Home sales rose 3.1% last month from December to a seasonally adjusted annual rate of 4 million, the National Association of Realtors (NAR) said Thursday.
The new data suggests some buyers were encouraged to return to the market after mortgage rates fell by about a percentage point from near-8% highs in the fall.
Compared with January 2023, last month’s sales were down 1.7%. In 2023, sales of previously-occupied homes fell to their lowest level in 30 years.
“While home sales remain sizably lower than a couple of years ago, January’s monthly gain is the start of more supply and demand,” NAR Chief Economist Lawrence Yun said in a release.
The uptick in sales, and ongoing inventory challenges, pushed prices to an all-time high for January. Last month, the median existing-home price for all housing types was $379,100, up more than 5% from the year before.
“Multiple offers are common on mid-priced homes, and many homes were still sold within a month,” Yun said. “The elevated share of cash deals – 32% – indicated a market full of multiple offers and propelled by record-high housing wealth.”
Home prices in the northeast have risen especially fast, with the median price now $434,000, up more than 10% from the year prior.

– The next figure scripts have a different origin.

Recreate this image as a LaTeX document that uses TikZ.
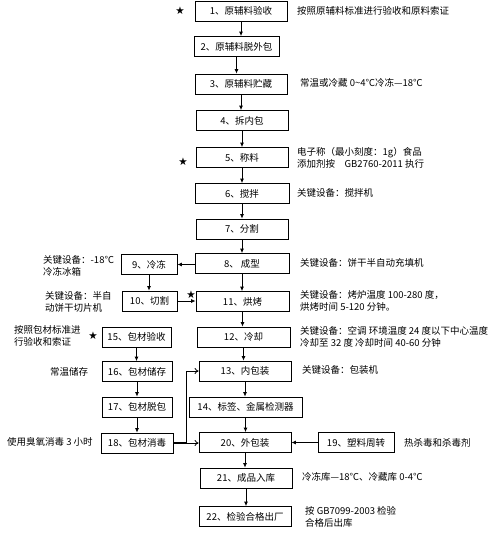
\documentclass[tikz,border=0pt]{standalone}
\usepackage{fontspec}
\setmainfont{Noto Sans CJK SC}
\newfontfamily\symfont{DejaVu Sans}
\usetikzlibrary{arrows.meta}

\tikzset{
  stepbox/.style={draw, line width=0.8pt, minimum height=20pt, inner sep=0pt, font=\fontsize{9.5}{12}\selectfont},
  note/.style={anchor=west, align=left, inner sep=0pt, font=\fontsize{9.5}{12}\selectfont},
  flow/.style={-{Latex[length=4.5pt,width=4pt]}, line width=0.8pt},
  feed/.style={-{To[length=4pt,width=6pt]}, line width=0.8pt},
  starmark/.style={font=\symfont\fontsize{10.5}{10.5}\selectfont, inner sep=0pt}
}

\begin{document}
\begin{tikzpicture}[x=1pt,y=-1pt]
  \useasboundingbox (0,0) rectangle (500,533);

  % main line
  \node[stepbox, minimum width=92pt] (s1) at (241,11) {1、原辅料验收};
  \node[stepbox, minimum width=85pt] (s2) at (236.5,46.5) {2、原辅料脱外包};
  \node[stepbox, minimum width=92pt] (s3) at (241,84) {3、原辅料贮藏};
  \node[stepbox, minimum width=92pt] (s4) at (242,120.5) {4、拆内包};
  \node[stepbox, minimum width=92pt] (s5) at (242,157.5) {5、称料};
  \node[stepbox, minimum width=94pt] (s6) at (242,193.5) {6、搅拌};
  \node[stepbox, minimum width=92pt] (s7) at (242,229) {7、分割};
  \node[stepbox, minimum width=94pt] (s8) at (242,263.5) {8、\ 成型};
  \node[stepbox, minimum width=56pt] (s9) at (149,264.5) {9、冷冻};
  \node[stepbox, minimum width=55pt] (s10) at (149.5,301) {10、切割};
  \node[stepbox, minimum width=93pt] (s11) at (242.5,301.5) {11、烘烤};
  \node[stepbox, minimum width=93pt] (s12) at (243.5,337) {12、冷却};
  \node[stepbox, minimum width=92pt] (s13) at (245,371) {13、内包装};
  \node[stepbox, minimum width=113pt] (s14) at (245.5,407) {14、标签、金属检测器};
  \node[stepbox, minimum width=69pt] (s15) at (136.5,337) {15、包材验收};
  \node[stepbox, minimum width=70pt] (s16) at (137,371.5) {16、包材储存};
  \node[stepbox, minimum width=70pt] (s17) at (137,407) {17、包材脱包};
  \node[stepbox, minimum width=72pt] (s18) at (137,443) {18、包材消毒};
  \node[stepbox, minimum width=76pt] (s19) at (356,442.5) {19、塑料周转};
  \node[stepbox, minimum width=92pt] (s20) at (245,442.5) {20、外包装};
  \node[stepbox, minimum width=92pt] (s21) at (246,478) {21、成品入库};
  \node[stepbox, minimum width=92pt] (s22) at (245,516.5) {22、检验合格出厂};

  % stars
  \node[starmark] (k1) at (180,11) {★};
  \node[starmark] (k5) at (183,162) {★};
  \node[starmark] (k11) at (191,295) {★};
  \node[starmark] (k15) at (93,336) {★};

  % notes
  \node[note] (n1) at (297,11) {按照原辅料标准进行验收和原料索证};
  \node[note] (n3) at (300,83) {常温或冷藏 0\textasciitilde4℃冷冻—18℃};
  \node[note] (n5) at (297,158) {电子称（最小刻度：1g）食品\\添加剂按\quad GB2760-2011 执行};
  \node[note] (n6) at (297,193) {关键设备：搅拌机};
  \node[note] (n8) at (300,263) {关键设备：饼干半自动充填机};
  \node[note] (n9) at (43,265.5) {关键设备：-18℃\\冷冻冰箱};
  \node[note] (n10) at (45,301.5) {关键设备：半自\\动饼干切片机};
  \node[note] (n11) at (300,301) {关键设备：烤炉温度 100-280 度，\\烘烤时间 5-120 分钟。};
  \node[note] (n12) at (300,337) {关键设备：空调 环境温度 24 度以下中心温度\\冷却至 32 度 冷却时间 40-60 分钟};
  \node[note] (n15) at (14,335.5) {按照包材标准进\\行验收和索证};
  \node[note] (n16) at (50,372) {常温储存};
  \node[note] (n13) at (302,370) {关键设备：包装机};
  \node[note] (n18) at (7,442) {使用臭氧消毒 3 小时};
  \node[note] (n19) at (404,443) {热杀毒和杀毒剂};
  \node[note] (n21) at (302,477) {冷冻库—18℃、冷藏库 0-4℃};
  \node[note] (n22) at (305,517) {按 GB7099-2003 检验\\合格后出库};

  % arrows down the main line
  \foreach \a/\b in {s1/s2,s2/s3,s3/s4,s4/s5,s5/s6,s6/s7,s7/s8,s8/s11,s11/s12,
                     s12/s13,s13/s14,s14/s20,s20/s21,s21/s22,s9/s10,s15/s16,s16/s17,s17/s18}
    \draw[flow] (\a.south) -- (\a.south |- \b.north);

  \draw[flow] (s8.west |- s9.east) -- (s9.east);
  \draw[flow] (s10.east) -- (s10.east -| s11.west);
  \draw[flow] (s19.west) -- (s20.east);

  % packing material to the packing steps
  \coordinate (j18) at (186,443);
  \draw[line width=1.8pt] (s18.east) -- (j18);
  \draw[feed] (j18) -- (j18 |- s13.west) -- (s13.west);
  \draw[feed] (j18) -- (s20.west |- j18);
\end{tikzpicture}
\end{document}
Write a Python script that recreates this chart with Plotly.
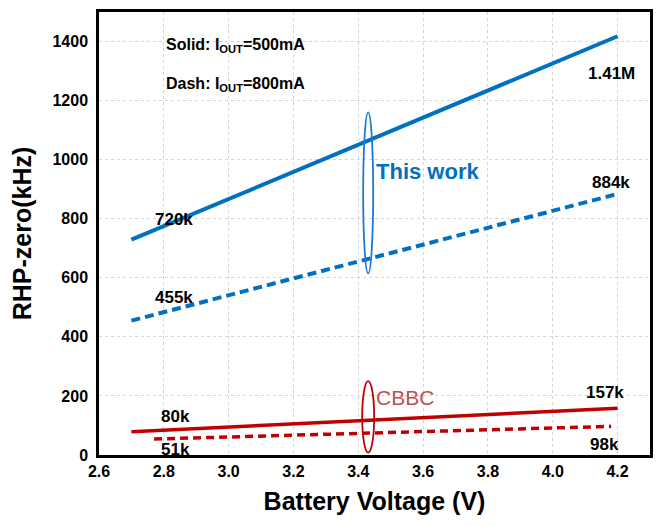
import plotly.graph_objects as go

# Data
v_this = [2.70, 4.20]
this_500 = [729, 1418]
this_800 = [455, 884]
v_cbbc_solid = [2.70, 4.20]
cbbc_500 = [79, 158]
v_cbbc_dash = [2.77, 4.18]
cbbc_800 = [54, 97]

x_ticks = [2.6, 2.8, 3.0, 3.2, 3.4, 3.6, 3.8, 4.0, 4.2]
y_ticks = [0, 200, 400, 600, 800, 1000, 1200, 1400]

BLUE = "#0070C0"
RED = "#C00000"
FONT = "Liberation Sans, Arial, sans-serif"

fig = go.Figure()
fig.add_trace(go.Scatter(x=v_this, y=this_500, mode="lines",
                         line=dict(color=BLUE, width=4)))
fig.add_trace(go.Scatter(x=v_this, y=this_800, mode="lines",
                         line=dict(color=BLUE, width=4, dash="9px,5px")))
fig.add_trace(go.Scatter(x=v_cbbc_solid, y=cbbc_500, mode="lines",
                         line=dict(color=RED, width=3.5)))
fig.add_trace(go.Scatter(x=v_cbbc_dash, y=cbbc_800, mode="lines",
                         line=dict(color=RED, width=3.5, dash="8px,5px")))

# ellipses
fig.add_shape(type="circle", xref="x", yref="y", x0=3.415, x1=3.446, y0=615, y1=1160,
              line=dict(color="#1a7ad4", width=1.8))
fig.add_shape(type="circle", xref="x", yref="y", x0=3.412, x1=3.449, y0=8, y1=250,
              line=dict(color=RED, width=1.8))

def ann(x, y, text, size=17, color="black", bold=True, xanchor="center"):
    t = f"<b>{text}</b>" if bold else text
    fig.add_annotation(x=x, y=y, xref="x", yref="y", text=t, showarrow=False,
                       xanchor=xanchor, yanchor="middle",
                       font=dict(family=FONT, size=size, color=color))

ann(2.8, 1387, "Solid: I<sub>OUT</sub>=500mA", size=16, xanchor="left")
ann(2.8, 1255, "Dash: I<sub>OUT</sub>=800mA", size=16, xanchor="left")
ann(2.83, 797, "720k")
ann(4.18, 1292, "1.41M")
ann(3.615, 960, "This work", size=22, color=BLUE)
ann(4.18, 922, "884k")
ann(2.83, 533, "455k")
ann(2.835, 132, "80k")
ann(2.835, 20, "51k")
ann(3.545, 196, "CBBC", size=21, color="#C0504D", bold=False)
ann(4.16, 213, "157k")
ann(4.16, 37, "98k")

fig.update_layout(
    width=668, height=526,
    margin=dict(l=99, r=18, t=9, b=71),
    paper_bgcolor="white", plot_bgcolor="white",
    showlegend=False,
    font=dict(family=FONT, color="black"),
    xaxis=dict(range=[2.6, 4.3], tickvals=x_ticks,
               ticktext=[f"<b>{v:.1f}</b>" for v in x_ticks],
               tickfont=dict(size=16), showgrid=True,
               gridcolor="#d4d4d4", griddash="3px,3px", gridwidth=1,
               showline=True, linecolor="black", linewidth=2.5, mirror=True,
               ticks="", zeroline=False,
               title=dict(text="<b>Battery Voltage (V)</b>", font=dict(size=25), standoff=14)),
    yaxis=dict(range=[0, 1500], tickvals=y_ticks,
               ticktext=[f"<b>{v}</b>" for v in y_ticks],
               tickfont=dict(size=16), showgrid=True,
               gridcolor="#d4d4d4", griddash="3px,3px", gridwidth=1,
               showline=True, linecolor="black", linewidth=2.5, mirror=True,
               ticks="", zeroline=False, ticklabelstandoff=5,
               title=dict(text="<b>RHP-zero(kHz)</b>", font=dict(size=25), standoff=14)),
)

fig.write_html("out.html")
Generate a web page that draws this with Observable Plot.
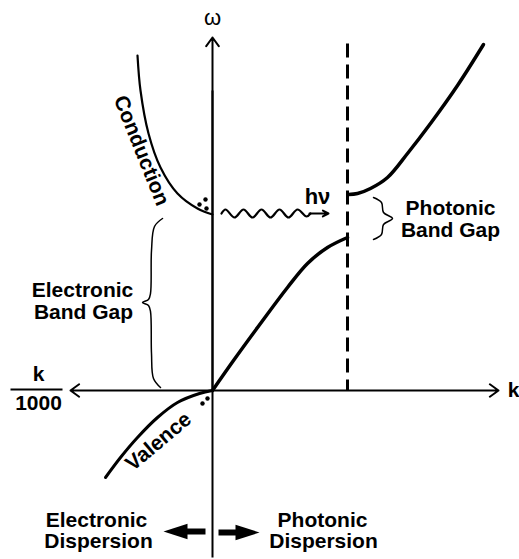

Mortgage rates are lower than they were in October but have started to rise in recent weeks. According to Freddie Mac, the 30-year fixed-rate mortgage averaged 6.9% as of February 22 — the highest level since mid-December.
What about rent prices?
Rental prices dropped 0.3% year-over-year, to a median of $1,712 a month in January, according to Realtor.com. That made rent exactly $1 cheaper than in December for apartments ranging from studios to 2-bedrooms.
Compared to the rental peak in August 2022, the current U.S. median rent is down $46 but still nearly $265 more than the same time in 2020, before the pandemic.
Changes in rent prices varied significantly from market to market. Last month, the median rent in the west was -0.3% lower than a year ago with Phoenix (-4.0%), Riverside, CA (-2.6%) and Las Vegas (-1.8%) seeing larger declines, per Realtor.com.
Rents increased year-over-year in midwest cities like Chicago (4.2%), Indianapolis (3.5%) and Kansas City, Missouri (3.1%).
“The robust labor market in the Midwest, characterized by a 2.9% unemployment rate in December 2023, is likely contributing to increased rental demand,” the Realtor.com report noted.